A month later, Mr. Anand, who completed a post-graduate degree in London before joining politics, was sacked from the position by his aunt and BSP supremo Mayawati, after he was booked for a model poll code violation for using abusive language against the ruling Bharatiya Janata Party (BJP) in his speeches.
Party sources are quiet on their party chief’s decision to remove Mr. Anand till “he becomes mature”, but they do point out the parts of Mr. Anand’s speeches that were not unparliamentary and seemed politically mature.
A look at his speeches, right from the Ghaziabad rally, indicates that he was targeting the BJP much more pointedly than the Samajwadi Party. He questioned the “financial prudence” of the BJP’s ration doles and described it is “an opium that is being fed to 80 crore Indians”. He went on to make impromptu calculations to tell the audience that they would have eaten much better had the government ensured even class IV jobs for them. “You would have made at least ₹2.5 lakh a year but now you are getting, at the most, ₹12,000 a year in the form of ration.” He alleged that ₹2 lakh crore of people’s taxes go into feeding 80 crore Indians. “This tax money, which should have gone into making schools, hospitals, and providing clean water, is being spent on ration,” he noted.
He also underlined that the BSP is the only party which came out clean in the recent revelation of electoral bond scheme data.

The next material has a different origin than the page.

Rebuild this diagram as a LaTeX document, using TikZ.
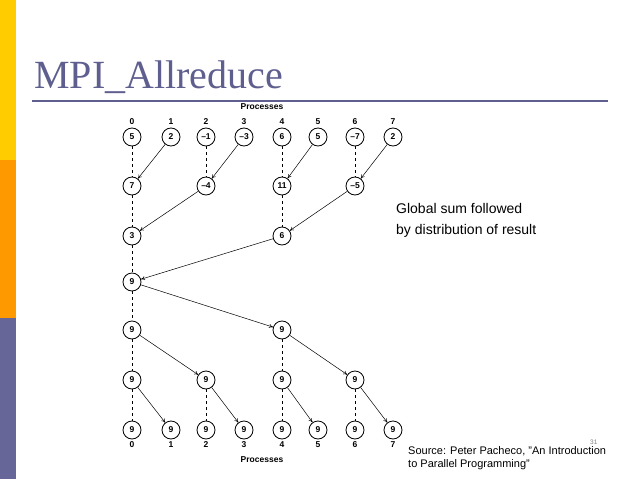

It was only after he felt that the audience was not responding to his maths and English phrases that he would switch to a more aggressive tone, perhaps to match the emerging competition from Chandra Shekhar Azad of the Azad Samaj Party.
Observers said that his speeches did not go down well with the ruling dispensation. It also pushed the right-wing ecosystem to question the source of the BSP’s funding. Mr. Anand’s removal in the middle of the election process is being seen as the BSP’s surrender to the BJP, which will help the Samajwadi Party-Congress alliance. Now there is no fig leaf left for the BSP to hide behind as far as Ms. Mayawati’s Muslim vote bank is concerned, and the Jatavs are also puzzled.
There is a section in her community that feels that she is running with the hare and hunting with the wolves in this election. Though she has fielded 20 Muslims and four Yadavs to scuttle the chances of the SP, there are several seats where her candidates are also making the BJP sweat it out this summer.